Symptoms of asbestosis may include:

  • Asbestosis has been called a monosymptomatic disease because the earliest, most consistently reported, and most distressing symptom is shortness of breath.
  • Persistent and productive cough that often occurs with distressing spasms.
  • Chest tightness, chest pain, general ill feeling, fitful sleep, hemoptysis, appetite loss.

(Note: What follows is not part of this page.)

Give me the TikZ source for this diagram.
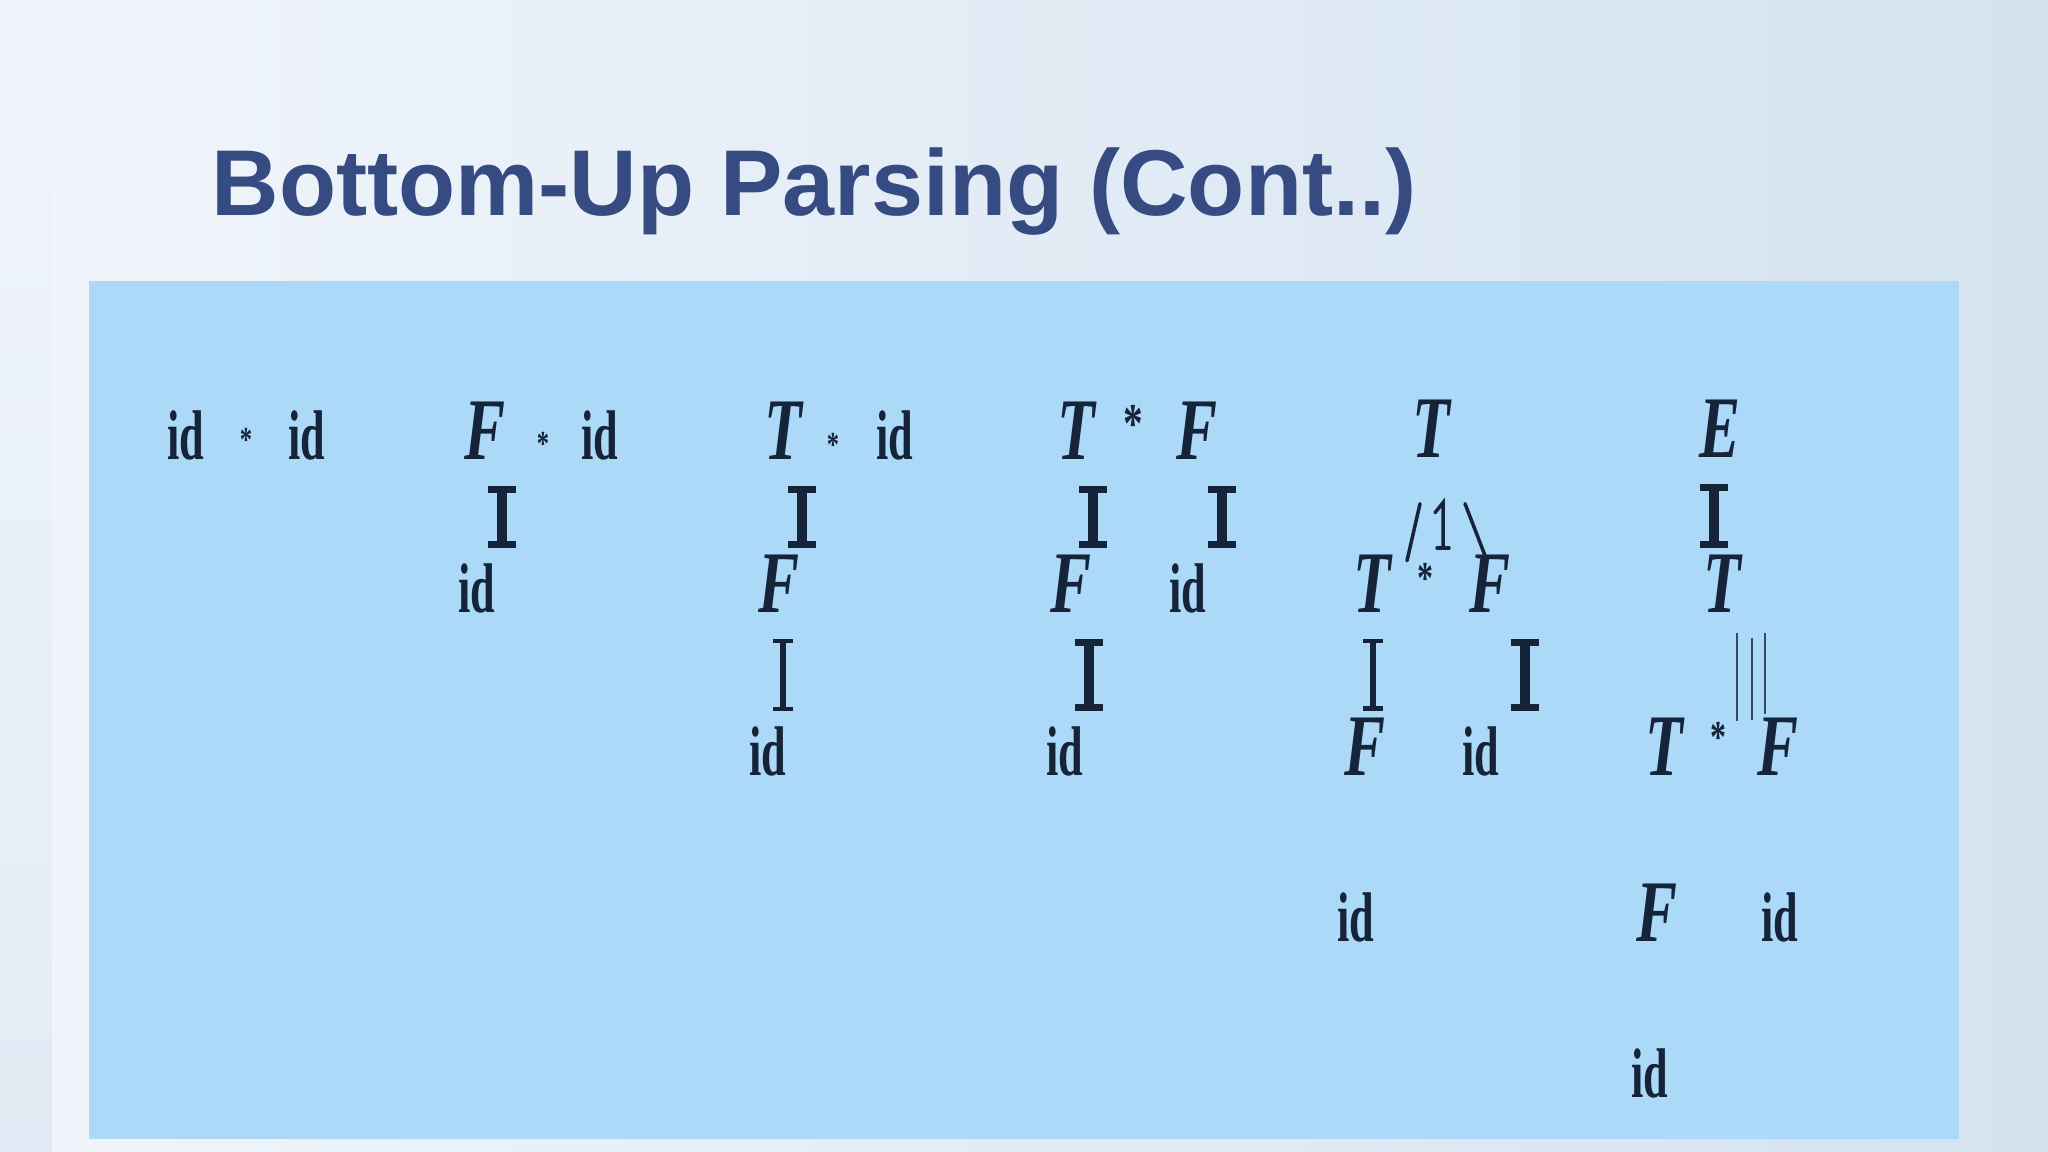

The signs your doctor will look for in diagnosing asbestosis include:

  • Basal crackles or rales. When a stethoscope is used to listen to the lower lungs (basal regions), it sounds like Velcro opening up, which is an early distinctive feature of asbestosis.
  • Small irregular opacities on X-ray (Looks like ground glass) that obscure normal lung vasculature. They are usually first seen in the lower lateral lobes in between the rib shadows. Borders of the heart, particularly the left side may be obscured.
  • Pulmonary function tests usually show restrictive disease but can also show obstructive and mixed disorders. This means that your lungs will lose the ability to breathe resulting in reduced diffusion capacity, reduced lung volumes and capacities, and reduced flow rates.
  • Clubbing of fingers and toes (swelling of the fingers and toes due to excess blood accumulating there).

Asbestosis is a chronic progressive disease, meaning that once these symptoms start, they generally do not get better. Unfortunately, there currently is no cure for asbestosis, but it does progress slowly which gives your doctor time to diagnose it and treat it, which increases your duration of survival and quality of life.